Everything in the data should be repeated exactly, save for the images.
:: Information provided ::
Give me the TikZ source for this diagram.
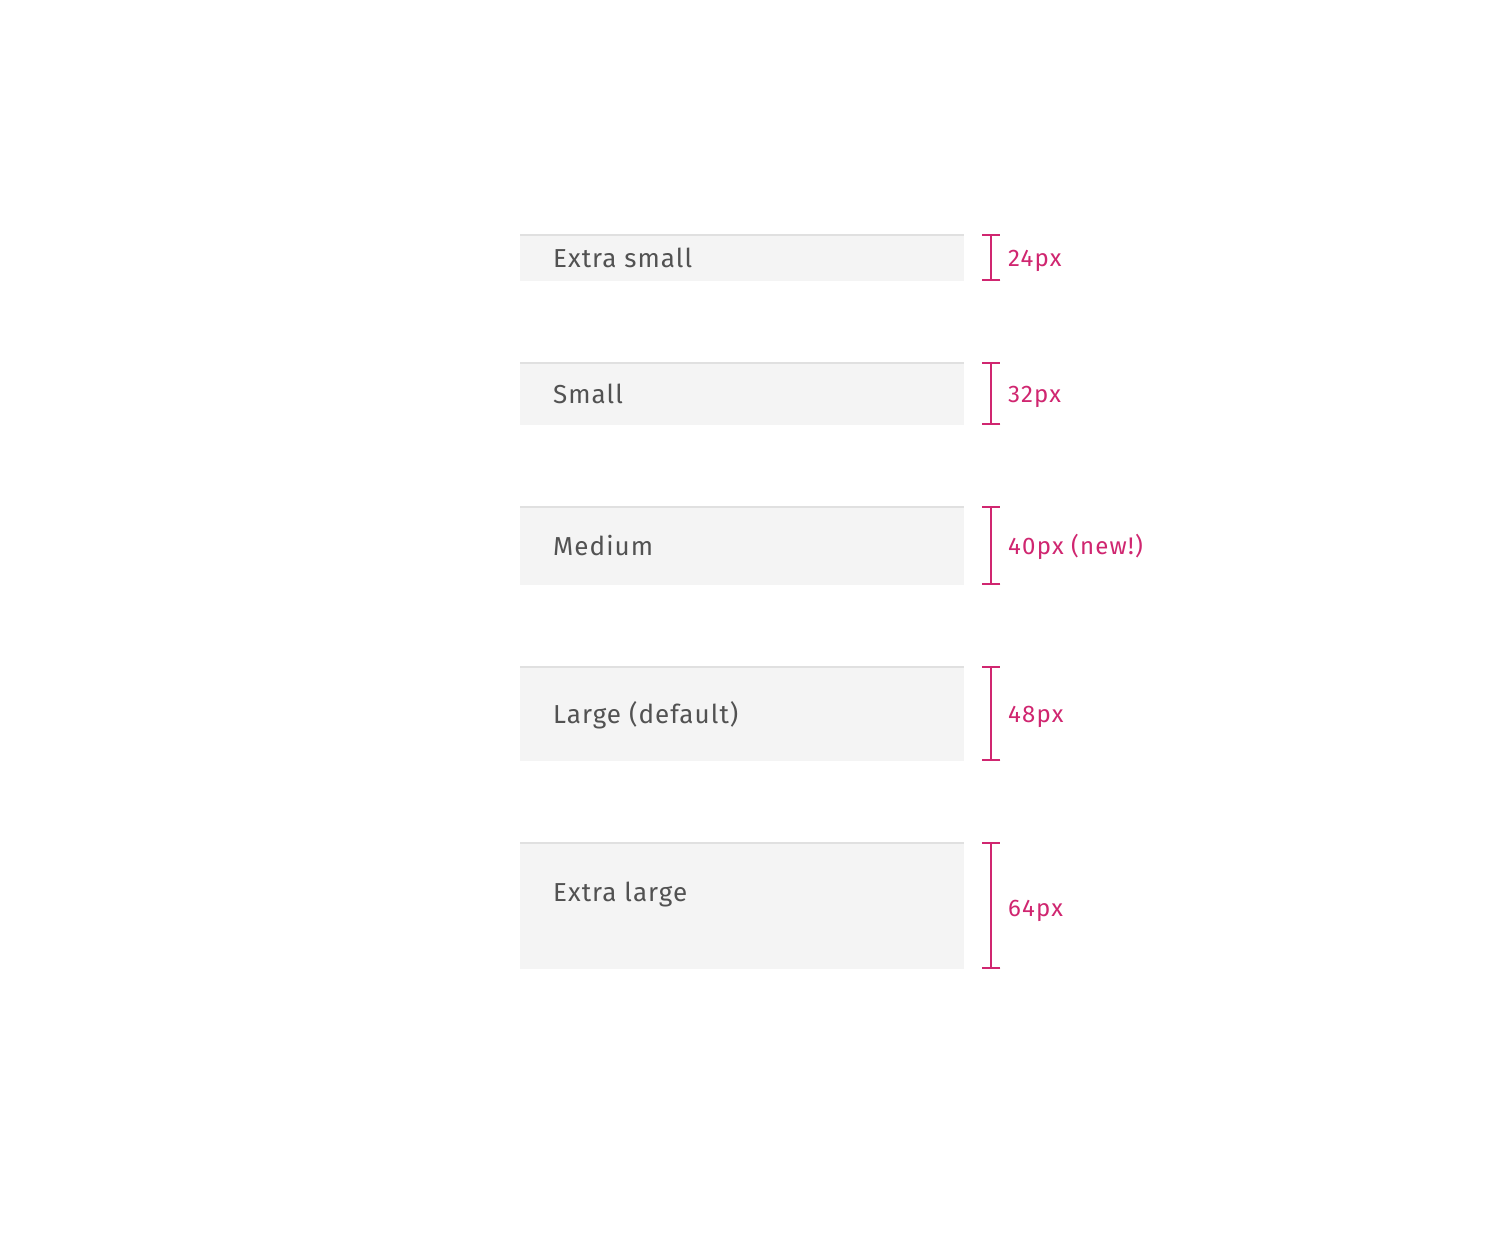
\documentclass[tikz,border=0pt]{standalone}
\usepackage{fontspec}
\setmainfont{Fira Sans}
\newfontfamily\fieldfont[LetterSpace=4]{Fira Sans}
\newfontfamily\dimfont[LetterSpace=5]{Fira Sans}
\usetikzlibrary{arrows.meta}

\definecolor{fieldgray}{HTML}{F4F4F4}
\definecolor{fieldline}{HTML}{E0E0E0}
\definecolor{labelgray}{HTML}{525252}
\definecolor{dimpink}{HTML}{D02670}

\tikzset{
	field/.style={fill=fieldgray, minimum width=444pt, anchor=north west, inner sep=0pt},
	topline/.style={draw=fieldline, line width=2pt},
	fieldtext/.style={text=labelgray, font=\fieldfont\fontsize{26}{30}\selectfont, anchor=base west, inner sep=0pt},
	dimline/.style={draw=dimpink, line width=2pt, {Bar[width=18pt]}-{Bar[width=18pt]}},
	dimtext/.style={text=dimpink, font=\dimfont\fontsize{24}{28}\selectfont, anchor=base west, inner sep=0pt},
}

\begin{document}
\begin{tikzpicture}[x=1pt, y=-1pt]
		\useasboundingbox[fill=white] (0,0) rectangle (1512,1232);

		% fields
		\node[field, minimum height=47pt]  (xs) at (520,234) {};
		\node[field, minimum height=63pt]  (sm) at (520,362) {};
		\node[field, minimum height=79pt]  (md) at (520,506) {};
		\node[field, minimum height=95pt]  (lg) at (520,666) {};
		\node[field, minimum height=127pt] (xl) at (520,842) {};

		\draw[topline] ([yshift=-1pt]xs.north west) -- ([yshift=-1pt]xs.north east);
		\draw[topline] ([yshift=-1pt]sm.north west) -- ([yshift=-1pt]sm.north east);
		\draw[topline] ([yshift=-1pt]md.north west) -- ([yshift=-1pt]md.north east);
		\draw[topline] ([yshift=-1pt]lg.north west) -- ([yshift=-1pt]lg.north east);
		\draw[topline] ([yshift=-1pt]xl.north west) -- ([yshift=-1pt]xl.north east);

		\node[fieldtext] (xst) at (553,267) {Extra small};
		\node[fieldtext] (smt) at (553,403) {Small};
		\node[fieldtext] (mdt) at (553,555) {Medium};
		\node[fieldtext] (lgt) at (553,723) {Large (default)};
		\node[fieldtext] (xlt) at (553,901) {Extra large};

		% dimensions
		\coordinate (xsa) at ([xshift=27pt]xs.north east);
		\coordinate (xsb) at ([xshift=27pt]xs.south east);
		\coordinate (sma) at ([xshift=27pt]sm.north east);
		\coordinate (smb) at ([xshift=27pt]sm.south east);
		\coordinate (mda) at ([xshift=27pt]md.north east);
		\coordinate (mdb) at ([xshift=27pt]md.south east);
		\coordinate (lga) at ([xshift=27pt]lg.north east);
		\coordinate (lgb) at ([xshift=27pt]lg.south east);
		\coordinate (xla) at ([xshift=27pt]xl.north east);
		\coordinate (xlb) at ([xshift=27pt]xl.south east);

		\draw[dimline] (xsa) -- (xsb);
		\draw[dimline] (sma) -- (smb);
		\draw[dimline] (mda) -- (mdb);
		\draw[dimline] (lga) -- (lgb);
		\draw[dimline] (xla) -- (xlb);

		\node[dimtext] (xsd) at (1008,266) {24px};
		\node[dimtext] (smd) at (1008,402) {32px};
		\node[dimtext] (mdd) at (1008,554) {40px (new!)};
		\node[dimtext] (lgd) at (1008,722) {48px};
		\node[dimtext] (xld) at (1008,916) {64px};

	\end{tikzpicture}
\end{document}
:::
Result below =
Give me the TikZ source for this diagram.
\documentclass[tikz,border=0pt]{standalone}
\usepackage{fontspec}
\setmainfont{Fira Sans}
\newfontfamily\fieldfont[LetterSpace=4]{Fira Sans}
\newfontfamily\dimfont[LetterSpace=5]{Fira Sans}
\usetikzlibrary{arrows.meta}

\definecolor{fieldgray}{HTML}{F4F4F4}
\definecolor{fieldline}{HTML}{E0E0E0}
\definecolor{labelgray}{HTML}{525252}
\definecolor{dimpink}{HTML}{D02670}

\tikzset{
	field/.style={fill=fieldgray, minimum width=444pt, anchor=north west, inner sep=0pt},
	topline/.style={draw=fieldline, line width=2pt},
	fieldtext/.style={text=labelgray, font=\fieldfont\fontsize{26}{30}\selectfont, anchor=base west, inner sep=0pt},
	dimline/.style={draw=dimpink, line width=2pt, {Bar[width=18pt]}-{Bar[width=18pt]}},
	dimtext/.style={text=dimpink, font=\dimfont\fontsize{24}{28}\selectfont, anchor=base west, inner sep=0pt},
}

\begin{document}
\begin{tikzpicture}[x=1pt, y=-1pt]
		\useasboundingbox[fill=white] (0,0) rectangle (1512,1232);

		% fields
		\node[field, minimum height=47pt]  (xs) at (520,234) {};
		\node[field, minimum height=63pt]  (sm) at (520,362) {};
		\node[field, minimum height=79pt]  (md) at (520,506) {};
		\node[field, minimum height=95pt]  (lg) at (520,666) {};
		\node[field, minimum height=127pt] (xl) at (520,842) {};

		\draw[topline] ([yshift=-1pt]xs.north west) -- ([yshift=-1pt]xs.north east);
		\draw[topline] ([yshift=-1pt]sm.north west) -- ([yshift=-1pt]sm.north east);
		\draw[topline] ([yshift=-1pt]md.north west) -- ([yshift=-1pt]md.north east);
		\draw[topline] ([yshift=-1pt]lg.north west) -- ([yshift=-1pt]lg.north east);
		\draw[topline] ([yshift=-1pt]xl.north west) -- ([yshift=-1pt]xl.north east);

		\node[fieldtext] (xst) at (553,267) {Extra small};
		\node[fieldtext] (smt) at (553,403) {Small};
		\node[fieldtext] (mdt) at (553,555) {Medium};
		\node[fieldtext] (lgt) at (553,723) {Large (default)};
		\node[fieldtext] (xlt) at (553,901) {Extra large};

		% dimensions
		\coordinate (xsa) at ([xshift=27pt]xs.north east);
		\coordinate (xsb) at ([xshift=27pt]xs.south east);
		\coordinate (sma) at ([xshift=27pt]sm.north east);
		\coordinate (smb) at ([xshift=27pt]sm.south east);
		\coordinate (mda) at ([xshift=27pt]md.north east);
		\coordinate (mdb) at ([xshift=27pt]md.south east);
		\coordinate (lga) at ([xshift=27pt]lg.north east);
		\coordinate (lgb) at ([xshift=27pt]lg.south east);
		\coordinate (xla) at ([xshift=27pt]xl.north east);
		\coordinate (xlb) at ([xshift=27pt]xl.south east);

		\draw[dimline] (xsa) -- (xsb);
		\draw[dimline] (sma) -- (smb);
		\draw[dimline] (mda) -- (mdb);
		\draw[dimline] (lga) -- (lgb);
		\draw[dimline] (xla) -- (xlb);

		\node[dimtext] (xsd) at (1008,266) {24px};
		\node[dimtext] (smd) at (1008,402) {32px};
		\node[dimtext] (mdd) at (1008,554) {40px (new!)};
		\node[dimtext] (lgd) at (1008,722) {48px};
		\node[dimtext] (xld) at (1008,916) {64px};

	\end{tikzpicture}
\end{document}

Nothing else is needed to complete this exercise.